In some markets, the standard practice when multiple offers arrive is for the listing agent to ask all buyers to submit their “highest and best” offer, which renders your escalation clause meaningless. You end up having to guess at a number anyway, except now the seller already knows your ceiling from the original clause. Ask your agent whether escalation clauses are commonly accepted in your local market before building your offer around one.

Perception Can Work Against You

Some sellers read an escalation clause as gamesmanship. The thinking goes: if this buyer is willing to pay $420,000, why didn’t they just offer $420,000? The clause can make you look like you’re trying to get a deal rather than compete in good faith. That perception matters more than it should, but in a market where sellers are choosing between emotionally charged offers on their home, how your bid feels can be as important as the numbers.

What Sellers Should Consider

If you’re selling and receive an offer with an escalation clause, resist the temptation to focus only on the maximum cap number. That ceiling represents the most the buyer might pay under ideal conditions, not what they’ll actually close at. Evaluate the offer as a whole: financing strength, contingencies, closing timeline, and earnest money deposit all matter as much as the top-line price.

Verify that the buyer can actually afford the escalated amount. An escalation clause that pushes a purchase price to $450,000 doesn’t help if the buyer’s lender won’t finance above $430,000 and the buyer can’t cover the difference. Requesting updated proof of funds or a pre-approval letter reflecting the higher number is reasonable.
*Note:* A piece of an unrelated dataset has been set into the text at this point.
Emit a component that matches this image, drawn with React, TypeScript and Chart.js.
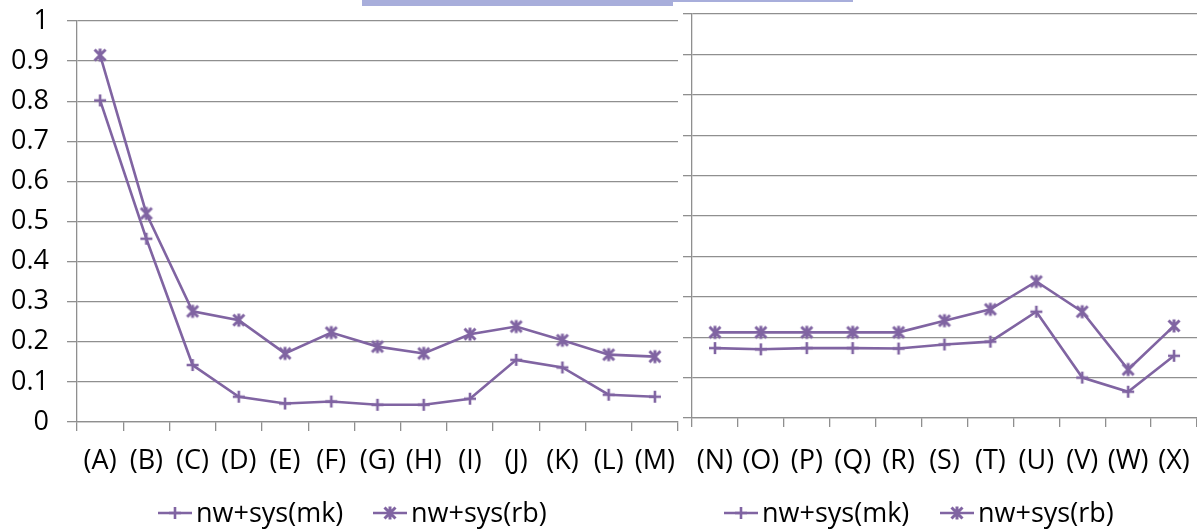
import React, { useEffect, useRef } from 'react';
import { Chart, registerables } from 'chart.js';

Chart.register(...registerables);

// ---------- data ----------
const leftCategories = ['(A)', '(B)', '(C)', '(D)', '(E)', '(F)', '(G)', '(H)', '(I)', '(J)', '(K)', '(L)', '(M)'];
const rightCategories = ['(N)', '(O)', '(P)', '(Q)', '(R)', '(S)', '(T)', '(U)', '(V)', '(W)', '(X)'];

const leftMk = [0.802, 0.457, 0.142, 0.063, 0.046, 0.051, 0.043, 0.043, 0.058, 0.155, 0.136, 0.068, 0.063];
const leftRb = [0.915, 0.52, 0.276, 0.254, 0.171, 0.223, 0.188, 0.171, 0.219, 0.238, 0.204, 0.168, 0.163];

const rightMk = [0.173, 0.17, 0.173, 0.173, 0.172, 0.182, 0.189, 0.263, 0.1, 0.065, 0.154];
const rightRb = [0.212, 0.212, 0.212, 0.212, 0.212, 0.241, 0.269, 0.338, 0.263, 0.12, 0.228];

const seriesNames = ['nw+sys(mk)', 'nw+sys(rb)'];
const yTickLabels = ['0', '0.1', '0.2', '0.3', '0.4', '0.5', '0.6', '0.7', '0.8', '0.9', '1'];

// ---------- styles ----------
const PURPLE = '#8064A2';
const GRID = '#8f8f8f';
const FONT = "'Open Sans', sans-serif";
const FONT_SIZE = 27;

function makeMarker(kind: 'plus' | 'star'): HTMLCanvasElement {
  const c = document.createElement('canvas');
  c.width = 16;
  c.height = 16;
  const ctx = c.getContext('2d')!;
  ctx.strokeStyle = PURPLE;
  ctx.lineCap = 'butt';
  ctx.beginPath();
  if (kind === 'plus') {
    ctx.lineWidth = 2.6;
    ctx.moveTo(2, 8);
    ctx.lineTo(14, 8);
    ctx.moveTo(8, 2);
    ctx.lineTo(8, 14);
  } else {
    ctx.lineWidth = 3;
    ctx.moveTo(2.5, 2.5);
    ctx.lineTo(13.5, 13.5);
    ctx.moveTo(2.5, 13.5);
    ctx.lineTo(13.5, 2.5);
    ctx.moveTo(8, 1.5);
    ctx.lineTo(8, 14.5);
  }
  ctx.stroke();
  return c;
}

type LegendItem = { x: number; label: string; marker: HTMLCanvasElement };

const legendPlugin = {
  id: 'customLegend',
  afterDraw(chart: any, _args: any, opts: any) {
    const items: LegendItem[] = opts.items || [];
    const ctx = chart.ctx as CanvasRenderingContext2D;
    const y = opts.y;
    ctx.save();
    items.forEach((it) => {
      ctx.strokeStyle = PURPLE;
      ctx.lineWidth = 2.6;
      ctx.beginPath();
      ctx.moveTo(it.x, y);
      ctx.lineTo(it.x + 34, y);
      ctx.stroke();
      ctx.drawImage(it.marker, it.x + 17 - 8, y - 8);
      ctx.fillStyle = '#000';
      ctx.font = `${FONT_SIZE}px ${FONT}`;
      ctx.textAlign = 'left';
      ctx.textBaseline = 'middle';
      ctx.fillText(it.label, it.x + 38, y + 1);
    });
    ctx.restore();
  },
};

function buildConfig(
  categories: string[],
  mk: number[],
  rb: number[],
  yWidth: number,
  yTickLen: number,
  showYLabels: boolean,
  xHeight: number,
  xPad: number,
  padTop: number,
  padRight: number,
  legendItems: { x: number; label: string; kind: 'plus' | 'star' }[]
): any {
  const plus = makeMarker('plus');
  const star = makeMarker('star');
  return {
    type: 'line',
    data: {
      labels: categories,
      datasets: [
        {
          label: seriesNames[0],
          data: mk,
          borderColor: PURPLE,
          backgroundColor: PURPLE,
          borderWidth: 2.6,
          pointStyle: plus,
          pointRadius: 8,
          tension: 0,
          clip: false,
        },
        {
          label: seriesNames[1],
          data: rb,
          borderColor: PURPLE,
          backgroundColor: PURPLE,
          borderWidth: 2.6,
          pointStyle: star,
          pointRadius: 8,
          tension: 0,
          clip: false,
        },
      ],
    },
    options: {
      responsive: false,
      animation: false,
      events: [],
      layout: { autoPadding: false, padding: { top: padTop, right: padRight, left: 0, bottom: 0 } },
      plugins: {
        legend: { display: false },
        tooltip: { enabled: false },
        customLegend: {
          y: 513,
          items: legendItems.map((l) => ({ x: l.x, label: l.label, marker: l.kind === 'plus' ? plus : star })),
        },
      },
      scales: {
        x: {
          type: 'category',
          offset: true,
          grid: {
            offset: true,
            drawOnChartArea: false,
            drawTicks: true,
            tickLength: 9,
            color: GRID,
            lineWidth: 1.3,
          },
          border: { display: true, color: GRID, width: 1.3 },
          ticks: {
            autoSkip: false,
            maxRotation: 0,
            minRotation: 0,
            padding: xPad,
            color: '#000',
            font: { family: FONT, size: FONT_SIZE },
          },
          afterFit(scale: any) {
            scale.height = xHeight;
            scale.paddingLeft = 0;
            scale.paddingRight = 0;
          },
        },
        y: {
          min: 0,
          max: 1,
          grid: {
            drawTicks: true,
            tickLength: yTickLen,
            color: GRID,
            lineWidth: 1.3,
          },
          border: { display: true, color: GRID, width: 1.3 },
          ticks: {
            stepSize: 0.1,
            display: showYLabels,
            padding: 18,
            color: '#000',
            font: { family: FONT, size: FONT_SIZE },
            callback: (_v: any, i: number) => yTickLabels[i],
          },
          afterFit(scale: any) {
            scale.width = yWidth;
            scale.paddingTop = 0;
            scale.paddingBottom = 0;
          },
        },
      },
    },
    plugins: [legendPlugin],
  };
}

export default function App() {
  const leftRef = useRef<HTMLCanvasElement>(null);
  const rightRef = useRef<HTMLCanvasElement>(null);

  useEffect(() => {
    const left = new Chart(
      leftRef.current!,
      buildConfig(leftCategories, leftMk, leftRb, 77, 10, true, 109, 14, 21, 5, [
        { x: 158, label: seriesNames[0], kind: 'plus' },
        { x: 373, label: seriesNames[1], kind: 'star' },
      ])
    );
    const right = new Chart(
      rightRef.current!,
      buildConfig(rightCategories, rightMk, rightRb, 12, 9, false, 113, 18, 14, 0, [
        { x: 724 - 680, label: seriesNames[0], kind: 'plus' },
        { x: 940 - 680, label: seriesNames[1], kind: 'star' },
      ])
    );
    return () => {
      left.destroy();
      right.destroy();
    };
  }, []);

  return (
    <div style={{ position: 'fixed', left: 0, top: 0, width: 1197, height: 531, background: '#fff', overflow: 'hidden' }}>
      <canvas ref={leftRef} width={683} height={531} style={{ position: 'absolute', left: 0, top: 0, width: 683, height: 531 }} />
      <canvas ref={rightRef} width={517} height={531} style={{ position: 'absolute', left: 680, top: 0, width: 517, height: 531 }} />
      {/* watermark fragment at the top edge */}
      <div style={{ position: 'absolute', left: 362, top: 0, width: 311, height: 6, background: '#A8AEDB' }} />
      <div style={{ position: 'absolute', left: 673, top: 0, width: 180, height: 2, background: '#A8AEDB' }} />
    </div>
  );
}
Be aware that accepting an escalation clause can limit your ability to negotiate further. Once you trigger the clause by presenting a competing offer, the price adjusts according to the formula, and the other contract terms generally stay locked in place. If you want flexibility to negotiate closing costs, repairs, or other terms, you may be better off countering all buyers at a flat price rather than accepting the clause’s automatic mechanics.
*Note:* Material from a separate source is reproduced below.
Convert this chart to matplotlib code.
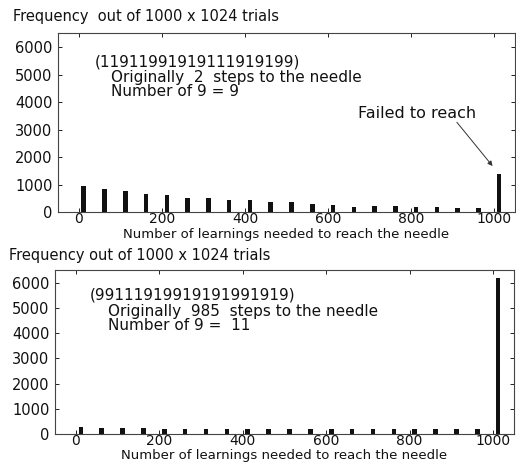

One approach that protects sellers in a multiple-offer situation is to ask every buyer, including those with escalation clauses, to submit their highest and best offer. This levels the playing field and avoids the complexity of calculating escalation formulas against dissimilar offers.
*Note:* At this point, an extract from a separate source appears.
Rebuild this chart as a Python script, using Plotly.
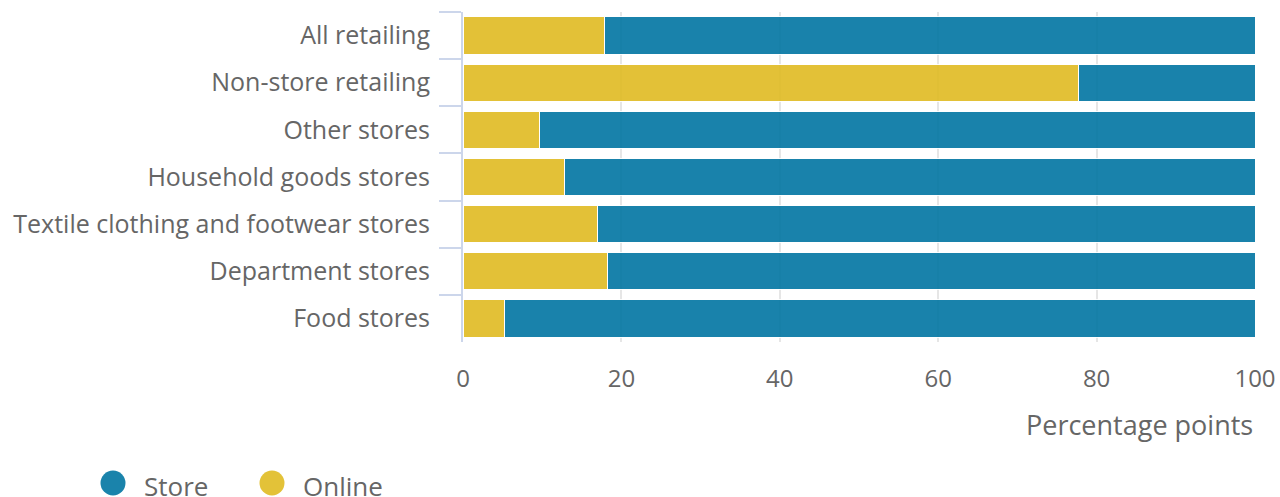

Building an Effective Escalation Clause

If you decide an escalation clause fits your situation, the language matters. A poorly drafted clause creates ambiguity that can lead to disputes or outright rejection. Every clause needs four components working together.

  • Base offer price: Your starting bid, which should be competitive on its own. If your base price is insultingly low, the seller may not bother engaging with the escalation at all.
  • Escalation increment: The dollar amount your offer increases above each competing bid. Common increments range from $1,000 to $5,000, though the right number depends on the price range of the home and the expected competition.
  • Maximum cap: The absolute highest price you’ll pay. Set this based on what you can genuinely afford after accounting for closing costs, potential appraisal gaps, and your cash reserves. Your cap should never exceed what you’d be comfortable paying if you simply offered that amount outright.
  • Proof requirement: A provision requiring the seller to present written evidence of the competing offer that triggered the escalation. Without this, you have no way to verify the clause was activated legitimately.

The proof requirement deserves special attention. The competing offer that triggers your escalation needs to be genuine: a real bid from a real buyer who intends to follow through. If the clause doesn’t specify what counts as proof, you’re relying entirely on the seller’s honesty. Most well-drafted clauses require a copy of the competing offer with the other buyer’s personal information redacted, or a signed net proceeds sheet from the seller.

Dual Agency Creates Extra Risk

Escalation clauses become particularly tricky when the listing agent’s brokerage also represents one of the competing buyers. In a dual agency situation, the agent or brokerage has a duty to both the seller and the buyer. When one of those buyers has submitted an escalation clause, the seller immediately learns that buyer’s maximum price. An agent navigating dual representation may struggle to keep that information from influencing how they advise the seller on competing offers.

The concern is straightforward: if the seller knows you’ll go to $420,000 and the competing buyer from the same brokerage has offered $410,000, the seller could simply counter you at your cap. In a dual agency arrangement, the flow of information between parties is harder to control. If your agent mentions that the listing involves dual agency, think carefully before including an escalation clause. The strategic disadvantage of revealing your ceiling is amplified when the other side of the transaction is closer to that information than usual.

Alternative Strategies for Competitive Offers

An escalation clause isn’t the only way to stand out in a bidding war, and in some situations these alternatives carry less risk.

  • Larger earnest money deposit: Increasing your good-faith deposit signals financial seriousness without revealing your price ceiling. A deposit meaningfully above the typical range in your market shows the seller you’re committed and gives them more security if the deal falls through due to buyer default.
  • Fewer contingencies: Waiving or limiting contingencies like inspection or appraisal makes your offer cleaner and faster to close. This carries real risk, though. Dropping an inspection contingency means you accept the home’s condition as-is, including problems you haven’t discovered yet. Waiving an appraisal contingency means you’ll cover any gap between the appraised value and the purchase price out of pocket. Neither should be done casually.
  • All-cash offer: If you have the resources, removing financing from the equation entirely eliminates the risk of loan denial and lets you close weeks faster than a financed buyer. Sellers weigh certainty heavily, and an all-cash bid at a slightly lower price can beat a higher financed offer.
  • Flexible closing timeline: Matching the seller’s preferred closing date, whether that’s two weeks or two months, costs you nothing and can tip a close decision in your favor.

In practice, the strongest offers in a competitive market often combine several of these strategies. An escalation clause paired with a larger deposit and a flexible timeline presents a more complete picture than any single tactic alone. The key is understanding which levers matter most to the specific seller and property you’re pursuing, and your agent should be able to read that situation before you finalize your offer.